The cure is disciplined scope control. Use ISA-95 to define the business object model, IEC 62443 to define trust boundaries, and a formal master data governance process to prevent uncontrolled change.
Conclusion
SCADA, MES, and ERP integration is not just a software exercise; it is an industrial architecture decision that affects throughput, traceability, compliance, and cybersecurity. ISA-95 gives engineers a practical framework to decide what belongs at each layer and how data should move across the enterprise-control boundary. The most common mistakes are over-connecting systems, letting ERP reach into real-time control, ignoring data ownership, and treating cybersecurity as an afterthought. To avoid these failures, define clear functional boundaries, use standardized object models, validate event timing, and design interfaces with IEC 62443 and IEC/EN compliance in mind from the start.
Frequently asked questions
How does ISA-95 define the boundary between SCADA, MES, and ERP in a power project?
ISA-95 (IEC/ISO 62264) separates the control level from enterprise and manufacturing operations by defining information flows between the physical process, supervisory control, manufacturing execution, and business planning layers. In practice, SCADA handles real-time monitoring and control, MES manages production execution and quality/traceability, and ERP handles orders, inventory, finance, and procurement. This separation helps EPC teams design interfaces with clear ownership, data latency expectations, and cybersecurity boundaries.
What data should be exchanged between SCADA and MES in an ISA-95 architecture?
Typical SCADA-to-MES data includes equipment states, alarms, production counts, process values, batch or lot identifiers, and quality events, while MES-to-SCADA data may include setpoints, recipe parameters, work instructions, and schedule priorities. ISA-95 recommends structuring this exchange using standardized object models so that tags are mapped to equipment, personnel, material, and process segments rather than left as flat tag lists.

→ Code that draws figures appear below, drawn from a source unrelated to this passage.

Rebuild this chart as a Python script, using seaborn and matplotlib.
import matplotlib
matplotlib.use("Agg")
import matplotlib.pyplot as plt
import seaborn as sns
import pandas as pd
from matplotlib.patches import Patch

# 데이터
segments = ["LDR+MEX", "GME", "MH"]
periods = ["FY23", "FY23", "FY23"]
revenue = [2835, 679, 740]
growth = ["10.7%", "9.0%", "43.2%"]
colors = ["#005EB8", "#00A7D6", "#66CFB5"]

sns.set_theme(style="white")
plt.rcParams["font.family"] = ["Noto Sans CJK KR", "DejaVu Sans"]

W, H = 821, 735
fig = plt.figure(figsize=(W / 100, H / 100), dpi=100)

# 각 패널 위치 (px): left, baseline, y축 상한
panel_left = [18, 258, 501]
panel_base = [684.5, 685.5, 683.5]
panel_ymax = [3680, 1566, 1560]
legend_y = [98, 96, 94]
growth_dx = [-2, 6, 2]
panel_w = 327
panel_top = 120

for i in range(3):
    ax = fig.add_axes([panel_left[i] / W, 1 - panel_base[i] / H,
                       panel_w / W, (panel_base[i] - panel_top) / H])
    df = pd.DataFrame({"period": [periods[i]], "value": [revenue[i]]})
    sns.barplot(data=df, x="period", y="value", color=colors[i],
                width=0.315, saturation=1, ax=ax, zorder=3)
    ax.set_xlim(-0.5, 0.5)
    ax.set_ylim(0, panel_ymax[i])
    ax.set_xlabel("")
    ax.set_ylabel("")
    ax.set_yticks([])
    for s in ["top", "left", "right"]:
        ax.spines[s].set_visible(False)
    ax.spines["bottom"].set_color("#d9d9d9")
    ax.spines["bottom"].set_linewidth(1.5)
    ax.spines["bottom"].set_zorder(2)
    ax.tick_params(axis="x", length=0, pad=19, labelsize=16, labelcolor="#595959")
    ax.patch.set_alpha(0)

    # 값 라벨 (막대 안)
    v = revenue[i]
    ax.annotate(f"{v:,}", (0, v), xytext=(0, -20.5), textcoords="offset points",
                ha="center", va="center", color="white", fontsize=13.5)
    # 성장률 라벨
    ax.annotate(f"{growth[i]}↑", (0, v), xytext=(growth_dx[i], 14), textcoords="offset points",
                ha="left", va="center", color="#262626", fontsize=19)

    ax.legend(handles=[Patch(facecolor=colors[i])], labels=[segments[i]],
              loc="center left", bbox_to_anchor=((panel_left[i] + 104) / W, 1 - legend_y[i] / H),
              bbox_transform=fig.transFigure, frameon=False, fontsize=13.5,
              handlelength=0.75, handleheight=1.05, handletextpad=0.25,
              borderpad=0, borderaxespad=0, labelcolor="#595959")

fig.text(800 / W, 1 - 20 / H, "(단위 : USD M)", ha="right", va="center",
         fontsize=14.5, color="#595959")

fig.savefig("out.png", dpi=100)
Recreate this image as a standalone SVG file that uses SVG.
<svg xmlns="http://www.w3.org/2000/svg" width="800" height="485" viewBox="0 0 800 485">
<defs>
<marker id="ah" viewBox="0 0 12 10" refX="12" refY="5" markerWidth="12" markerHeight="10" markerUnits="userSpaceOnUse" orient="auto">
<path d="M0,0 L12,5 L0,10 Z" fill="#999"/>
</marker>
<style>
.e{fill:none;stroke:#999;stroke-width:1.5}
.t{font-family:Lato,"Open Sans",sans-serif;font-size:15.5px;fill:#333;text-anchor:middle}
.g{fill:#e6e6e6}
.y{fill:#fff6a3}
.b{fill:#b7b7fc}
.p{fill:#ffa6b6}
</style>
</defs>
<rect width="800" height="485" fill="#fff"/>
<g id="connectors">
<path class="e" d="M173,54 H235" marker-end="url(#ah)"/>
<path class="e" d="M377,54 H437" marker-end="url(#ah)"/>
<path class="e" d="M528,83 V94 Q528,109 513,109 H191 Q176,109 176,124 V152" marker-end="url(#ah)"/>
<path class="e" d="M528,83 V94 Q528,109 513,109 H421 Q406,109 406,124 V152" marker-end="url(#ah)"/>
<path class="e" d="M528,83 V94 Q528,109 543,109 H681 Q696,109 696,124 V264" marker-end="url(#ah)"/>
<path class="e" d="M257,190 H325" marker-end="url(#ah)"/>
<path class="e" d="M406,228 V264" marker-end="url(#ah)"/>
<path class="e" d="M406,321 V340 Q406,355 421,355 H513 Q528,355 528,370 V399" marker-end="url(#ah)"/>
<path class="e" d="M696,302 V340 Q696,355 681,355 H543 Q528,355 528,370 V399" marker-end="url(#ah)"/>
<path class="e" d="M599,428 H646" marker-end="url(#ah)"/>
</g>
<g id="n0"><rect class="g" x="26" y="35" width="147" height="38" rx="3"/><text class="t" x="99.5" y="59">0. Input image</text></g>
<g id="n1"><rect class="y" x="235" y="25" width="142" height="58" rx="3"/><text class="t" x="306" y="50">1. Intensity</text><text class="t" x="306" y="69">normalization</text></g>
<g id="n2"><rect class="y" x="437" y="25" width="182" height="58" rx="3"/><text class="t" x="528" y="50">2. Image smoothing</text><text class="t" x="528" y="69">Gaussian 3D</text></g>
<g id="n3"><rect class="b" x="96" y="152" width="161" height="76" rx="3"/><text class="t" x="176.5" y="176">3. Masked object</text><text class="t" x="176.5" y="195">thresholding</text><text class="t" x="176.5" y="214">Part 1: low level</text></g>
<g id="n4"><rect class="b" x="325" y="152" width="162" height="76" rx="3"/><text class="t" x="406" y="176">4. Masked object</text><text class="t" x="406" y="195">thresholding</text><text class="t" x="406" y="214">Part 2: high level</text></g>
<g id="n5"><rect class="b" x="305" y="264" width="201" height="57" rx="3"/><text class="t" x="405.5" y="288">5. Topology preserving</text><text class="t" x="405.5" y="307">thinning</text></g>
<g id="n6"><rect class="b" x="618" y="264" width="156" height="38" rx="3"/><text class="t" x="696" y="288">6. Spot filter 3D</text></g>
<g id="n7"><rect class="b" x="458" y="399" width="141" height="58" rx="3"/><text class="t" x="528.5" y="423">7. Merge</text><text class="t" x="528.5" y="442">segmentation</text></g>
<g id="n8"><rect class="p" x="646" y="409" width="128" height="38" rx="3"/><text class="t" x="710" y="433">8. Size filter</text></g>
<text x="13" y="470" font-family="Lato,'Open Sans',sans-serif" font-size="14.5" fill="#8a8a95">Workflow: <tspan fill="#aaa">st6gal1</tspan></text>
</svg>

This reduces custom coding and improves interoperability across vendors and plants.
How should ERP integrate with MES without directly controlling SCADA?
ERP should exchange business-level information with MES, such as production orders, material availability, shipping status, and inventory consumption, rather than sending direct control commands to SCADA. ISA-95 and IEC 62264 support this separation to avoid coupling enterprise transactions to real-time control logic, which is critical for reliability and auditability. For global projects, this also simplifies compliance with European cybersecurity and operational resilience expectations by limiting ERP exposure to the control network.

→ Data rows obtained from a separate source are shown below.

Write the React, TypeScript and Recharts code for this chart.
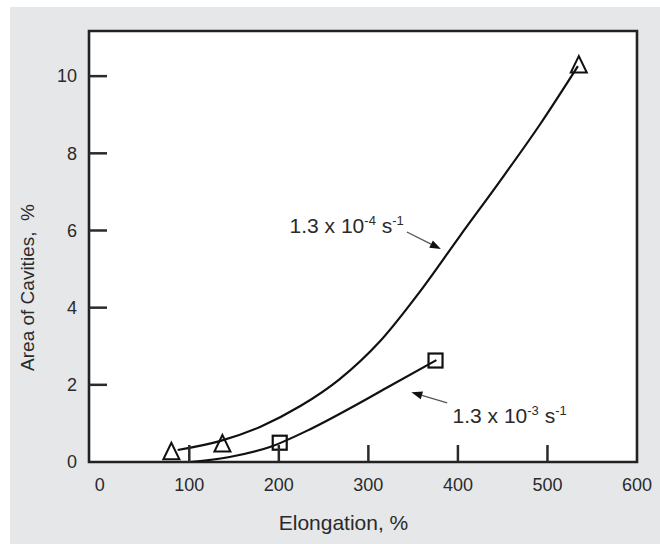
import React from "react";
import {
  ComposedChart,
  Line,
  Scatter,
  XAxis,
  YAxis,
  CartesianGrid,
  ReferenceArea,
  ReferenceDot,
  ReferenceLine,
  Label,
} from "recharts";

// axis ticks
const elongationTicks = [0, 100, 200, 300, 400, 500, 600];
const areaTicks = [0, 2, 4, 6, 8, 10];

// measured points, 1.3 x 10^-4 s^-1 (triangles)
const slowElong = [80, 137, 535];
const slowArea = [0.28, 0.48, 10.3];

// measured points, 1.3 x 10^-3 s^-1 (squares)
const fastElong = [201, 375];
const fastArea = [0.5, 2.63];

// fitted curves
const slowCurveElong = [87, 134, 179, 224, 268, 313, 358, 402, 447, 492, 534];
const slowCurveArea = [0.31, 0.54, 0.91, 1.45, 2.15, 3.13, 4.43, 5.85, 7.28, 8.76, 10.26];
const fastCurveElong = [101, 145, 190, 235, 280, 324, 376];
const fastCurveArea = [0, 0.13, 0.39, 0.85, 1.4, 1.97, 2.64];

const X_MIN = -12;
const X_MAX = 600;
const Y_MAX = 11.17;

// plot box in page pixels
const LEFT = 89;
const TOP = 31;
const RIGHT = 637;
const BOTTOM = 462;
const W = 660;
const H = 544;

const FONT = "'Liberation Sans', Arial, Helvetica, sans-serif";
const INK = "#2a2a2a";

const toPoints = (xs: number[], ys: number[]) => xs.map((x, i) => ({ x, y: ys[i] }));

const slowPoints = toPoints(slowElong, slowArea);
const fastPoints = toPoints(fastElong, fastArea);
const slowCurve = toPoints(slowCurveElong, slowCurveArea);
const fastCurve = toPoints(fastCurveElong, fastCurveArea);

const XTick = (props: any) => {
  const { x, payload } = props;
  const v = payload.value;
  return (
    <g>
      {v > 0 && v < 600 && (
        <line x1={x} y1={BOTTOM} x2={x} y2={BOTTOM - 17} stroke={INK} strokeWidth={2.5} />
      )}
      <text x={x} y={BOTTOM + 23} dy="0.35em" textAnchor="middle" fontSize={18} fontFamily={FONT} fill={INK}>
        {v}
      </text>
    </g>
  );
};

const YTick = (props: any) => {
  const { y, payload } = props;
  const v = payload.value;
  return (
    <g>
      {v > 0 && <line x1={LEFT} y1={y} x2={LEFT + 18} y2={y} stroke={INK} strokeWidth={2.5} />}
      <text x={LEFT - 12} y={y} dy="0.35em" textAnchor="end" fontSize={18} fontFamily={FONT} fill={INK}>
        {v}
      </text>
    </g>
  );
};

const Triangle = (props: any) => {
  const { cx, cy } = props;
  return (
    <polygon
      points={`${cx},${cy - 8.5} ${cx - 8},${cy + 8} ${cx + 8},${cy + 8}`}
      fill="none"
      stroke="#111"
      strokeWidth={2}
    />
  );
};

const Square = (props: any) => {
  const { cx, cy } = props;
  return <rect x={cx - 7} y={cy - 7} width={14} height={14} fill="none" stroke="#111" strokeWidth={2.2} />;
};

const rateLabel = (exp: string) => (props: any) => {
  const { cx, cy } = props;
  return (
    <text x={cx} y={cy} fontSize={21} fontFamily={FONT} fill={INK}>
      1.3 x 10
      <tspan dy={-8} fontSize={13}>
        {exp}
      </tspan>
      <tspan dy={8} fontSize={21}>
        {"\u00a0s"}
      </tspan>
      <tspan dy={-8} fontSize={13}>
        -1
      </tspan>
    </text>
  );
};

const Arrow = (props: any) => {
  const { x1, y1, x2, y2 } = props;
  const ang = Math.atan2(y2 - y1, x2 - x1);
  const len = 11;
  const half = 4;
  const bx = x2 - len * Math.cos(ang);
  const by = y2 - len * Math.sin(ang);
  const px = -Math.sin(ang) * half;
  const py = Math.cos(ang) * half;
  return (
    <g>
      <line x1={x1} y1={y1} x2={bx} y2={by} stroke="#555" strokeWidth={1.3} />
      <polygon points={`${x2},${y2} ${bx + px},${by + py} ${bx - px},${by - py}`} fill="#111" />
    </g>
  );
};

const XTitle = () => (
  <text x={(LEFT + RIGHT) / 2 - 19.5} y={BOTTOM + 68} textAnchor="middle" fontSize={21} fontFamily={FONT} fill={INK}>
    Elongation, %
  </text>
);

const YTitle = () => {
  const cx = 27;
  const cy = (TOP + BOTTOM) / 2 + 41;
  return (
    <text
      x={cx}
      y={cy}
      dy="0.35em"
      transform={`rotate(-90 ${cx} ${cy})`}
      textAnchor="middle"
      fontSize={19}
      fontFamily={FONT}
      fill={INK}
    >
      {"Area of Cavities,\u00a0 %"}
    </text>
  );
};

export default function App() {
  return (
    <div style={{ position: "absolute", left: 0, top: 0, width: W, height: H }}>
      <div style={{ position: "absolute", left: 10, top: 7, width: W - 10, height: H - 7, background: "#e6e7e9" }} />
      <div style={{ position: "absolute", left: 0, top: 0 }}>
        <ComposedChart width={W} height={H} margin={{ top: TOP, right: W - RIGHT, bottom: 0, left: 0 }}>
          <CartesianGrid horizontal={false} vertical={false} fill="#ffffff" />
          <XAxis
            type="number"
            dataKey="x"
            domain={[X_MIN, X_MAX]}
            ticks={elongationTicks}
            allowDataOverflow
            height={H - BOTTOM}
            tickSize={0}
            tickMargin={0}
            tickLine={false}
            axisLine={false}
            tick={<XTick />}
            interval={0}
          >
            <Label content={<XTitle />} />
          </XAxis>
          <YAxis
            type="number"
            dataKey="y"
            domain={[0, Y_MAX]}
            ticks={areaTicks}
            allowDataOverflow
            width={LEFT}
            tickSize={0}
            tickMargin={0}
            tickLine={false}
            axisLine={false}
            tick={<YTick />}
            interval={0}
          >
            <Label content={<YTitle />} />
          </YAxis>
          <ReferenceArea x1={X_MIN} x2={X_MAX} y1={0} y2={Y_MAX} fill="none" stroke="#222" strokeWidth={2.6} />
          <Line
            data={slowCurve}
            dataKey="y"
            type="monotone"
            stroke="#111"
            strokeWidth={2.2}
            dot={false}
            activeDot={false}
            isAnimationActive={false}
          />
          <Line
            data={fastCurve}
            dataKey="y"
            type="monotone"
            stroke="#111"
            strokeWidth={2.2}
            dot={false}
            activeDot={false}
            isAnimationActive={false}
          />
          <Scatter data={slowPoints} dataKey="y" shape={<Triangle />} isAnimationActive={false} />
          <Scatter data={fastPoints} dataKey="y" shape={<Square />} isAnimationActive={false} />
          <ReferenceLine segment={[{ x: 343, y: 5.96 }, { x: 381, y: 5.52 }]} shape={<Arrow />} />
          <ReferenceLine segment={[{ x: 388, y: 1.53 }, { x: 348, y: 1.81 }]} shape={<Arrow />} />
          <ReferenceDot x={212} y={5.93} r={0} shape={rateLabel("-4")} />
          <ReferenceDot x={394} y={1.01} r={0} shape={rateLabel("-3")} />
        </ComposedChart>
      </div>
    </div>
  );
}
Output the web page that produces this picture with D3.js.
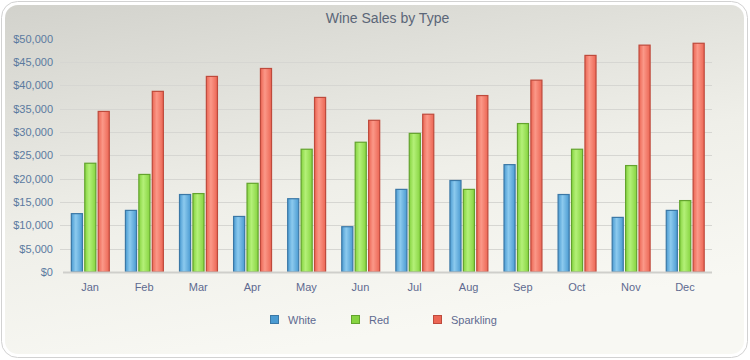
<!DOCTYPE html>
<html><head><meta charset="utf-8">
<script src="https://cdn.jsdelivr.net/npm/d3@7"></script>
<style>html,body{margin:0;padding:0;background:#fff;}svg{display:block;}</style>
</head><body>
<svg id="chart" width="750" height="360"></svg>
<script>
const months = ["Jan","Feb","Mar","Apr","May","Jun","Jul","Aug","Sep","Oct","Nov","Dec"];
const seriesNames = ["White","Red","Sparkling"];
const white = [12500, 13200, 16600, 11900, 15700, 9700, 17700, 19600, 23000, 16600, 11700, 13200];
const red = [23300, 20900, 16800, 19000, 26300, 27800, 29700, 17700, 31800, 26300, 22800, 15300];
const sparkling = [34400, 38700, 41900, 43600, 37400, 32500, 33800, 37800, 41100, 46400, 48600, 49000];
const yTicks = [0,5000,10000,15000,20000,25000,30000,35000,40000,45000,50000];
const title = "Wine Sales by Type";

const values = [white, red, sparkling];
const colors = [
  {light:"#8ccaee", dark:"#4b9bd2", stroke:"#3b78a6"},
  {light:"#b4f078", dark:"#86d440", stroke:"#63a32e"},
  {light:"#fb9888", dark:"#ec6654", stroke:"#be4a3c"}
];
const fontFam = "Liberation Sans, Arial, sans-serif";

const svg = d3.select("#chart");
const defs = svg.append("defs");
const bg = defs.append("linearGradient").attr("id","bg").attr("x1","0").attr("y1","0").attr("x2","0.35").attr("y2","1");
bg.append("stop").attr("offset","0").attr("stop-color","#d2d2cc");
bg.append("stop").attr("offset","0.6").attr("stop-color","#efefe9");
bg.append("stop").attr("offset","1").attr("stop-color","#f8f8f3");
colors.forEach((c,i)=>{
  const g = defs.append("linearGradient").attr("id","bar"+i).attr("x1","0").attr("y1","0").attr("x2","1").attr("y2","0");
  g.append("stop").attr("offset","0").attr("stop-color",c.dark);
  g.append("stop").attr("offset","0.4").attr("stop-color",c.light);
  g.append("stop").attr("offset","1").attr("stop-color",c.dark);
});

svg.append("rect").attr("x",1.5).attr("y",1.5).attr("width",746).attr("height",356).attr("rx",16)
  .attr("fill","#ffffff").attr("stroke","#d2d2d2");
svg.append("rect").attr("x",5).attr("y",5).attr("width",739).attr("height",349).attr("rx",13)
  .attr("fill","url(#bg)");

const plotLeft = 63, plotRight = 712, plotTop = 38.6, plotBottom = 272;

svg.append("text").attr("x",(plotLeft+plotRight)/2).attr("y",22.5).attr("text-anchor","middle")
  .attr("font-family",fontFam).attr("font-size",14)
  .attr("fill","#5b6678").text(title);

const y = d3.scaleLinear().domain([0,50000]).range([plotBottom, plotTop]);
const x0 = d3.scaleBand().domain(months).range([plotLeft, plotRight]).padding(0);
const gw = x0.bandwidth();
const x1 = d3.scaleBand().domain(seriesNames).range([gw*0.145, gw*0.865]).paddingInner(0.1);

// gridlines
svg.append("g").selectAll("line").data(yTicks.filter(t=>t>0 && t<50000)).join("line")
  .attr("x1",plotLeft-3).attr("x2",plotRight).attr("y1",d=>Math.round(y(d))+0.5).attr("y2",d=>Math.round(y(d))+0.5)
  .attr("stroke","#d6d6d2").attr("stroke-width",1);

// y axis
const yAxis = d3.axisLeft(y).tickValues(yTicks).tickSize(0).tickPadding(0)
  .tickFormat(d=>"$"+d3.format(",")(d));
const ya = svg.append("g").attr("transform",`translate(53,0)`).call(yAxis);
ya.select(".domain").remove();
ya.selectAll("text").attr("font-family",fontFam).attr("font-size",11).attr("fill","#5b7aa0");

// bars
const groups = svg.append("g").selectAll("g").data(months).join("g")
  .attr("transform",d=>`translate(${x0(d)},0)`);
groups.selectAll("rect").data((m,i)=>seriesNames.map((s,j)=>({s, j, v: values[j][i]}))).join("rect")
  .attr("x",d=>x1(d.s)+0.5).attr("width",x1.bandwidth()-1)
  .attr("y",d=>y(d.v)).attr("height",d=>plotBottom-y(d.v))
  .attr("fill",d=>`url(#bar${d.j})`).attr("stroke",d=>colors[d.j].stroke).attr("stroke-width",1.2);

// zero line
svg.append("line").attr("x1",plotLeft).attr("x2",plotRight).attr("y1",plotBottom+0.5).attr("y2",plotBottom+0.5)
  .attr("stroke","#cfcfcb").attr("stroke-width",2);

// x axis
const xAxis = d3.axisBottom(x0).tickSize(0).tickPadding(0);
const xa = svg.append("g").attr("transform",`translate(0,${plotBottom+11})`).call(xAxis);
xa.select(".domain").remove();
xa.selectAll("text").attr("font-family",fontFam).attr("font-size",11).attr("fill","#5e6a90");

// legend
const legX = [270, 351, 433];
const leg = svg.append("g").selectAll("g").data(seriesNames).join("g")
  .attr("transform",(d,i)=>`translate(${legX[i]},315)`);
leg.append("rect").attr("x",0.5).attr("y",0.5).attr("width",8).attr("height",8)
  .attr("fill",(d,i)=>colors[i].dark).attr("stroke",(d,i)=>colors[i].stroke);
leg.append("text").attr("x",18).attr("y",9).attr("font-family",fontFam)
  .attr("font-size",11).attr("fill","#5e6a90").text(d=>d);
</script>
</body></html>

What is the best protocol or interface pattern for ISA-95 integration on modern projects?
There is no single mandated protocol in ISA-95, but common patterns include OPC UA for secure industrial data exchange, MQTT for event-driven telemetry, and REST or message brokers for MES/ERP integration. The key is to preserve the ISA-95 information model while using a transport that supports buffering, acknowledgments, and security controls. For European projects, OPC UA is often preferred because it aligns well with IEC 62541 security and interoperability requirements.
How do you map SCADA tags to ISA-95 equipment models during engineering?

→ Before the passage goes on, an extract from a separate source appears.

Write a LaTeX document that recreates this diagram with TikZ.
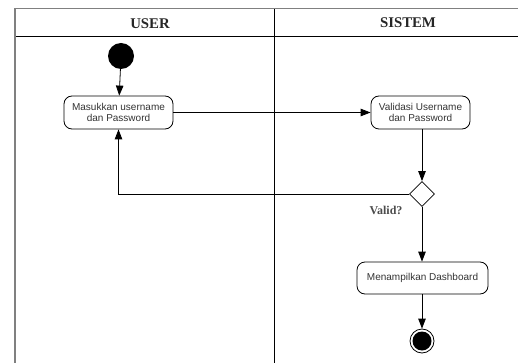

Start by defining the physical hierarchy: enterprise, site, area, process cell, unit, equipment module, and control module, then map SCADA tags to the lowest meaningful equipment objects. ISA-95 recommends using equipment and material models rather than naming conventions alone, because this makes integration scalable across multiple lines, substations, or plants. A disciplined naming and object model also improves FAT, SAT, and future expansion across EPC packages.
What cybersecurity controls are recommended for SCADA-MES-ERP integration under European compliance expectations?
Use network segmentation, least privilege, secure authentication, logging, and encrypted communication between zones, with SCADA isolated from direct ERP access. IEC 62443 is the primary industrial cybersecurity reference for system zoning and conduits, while ISO/IEC 27001 is often used for enterprise governance and risk management. For power and utility projects, these controls should be included in the control system design basis and vendor requirements from the start.
How does ISA-95 help with traceability and reporting in batch or discrete manufacturing?
ISA-95 supports traceability by linking production orders, material lots, equipment usage, personnel actions, and quality results across MES and SCADA records. This enables genealogy reports, electronic batch records, and audit trails that are consistent from shop floor events up to ERP transactions. In regulated environments, this structure supports validation and documentation practices commonly expected under IEC-based industrial project standards.
What are the most common integration mistakes on SCADA, MES, and ERP projects?
Common mistakes include exposing SCADA directly to ERP, using unstructured tag naming, ignoring time synchronization, and failing to define ownership of master data such as equipment, material, and work orders. Another frequent issue is treating ISA-95 as a software product instead of an information model, which leads to brittle point-to-point interfaces. Good engineering practice is to define interface control documents, data ownership, and change management before implementation.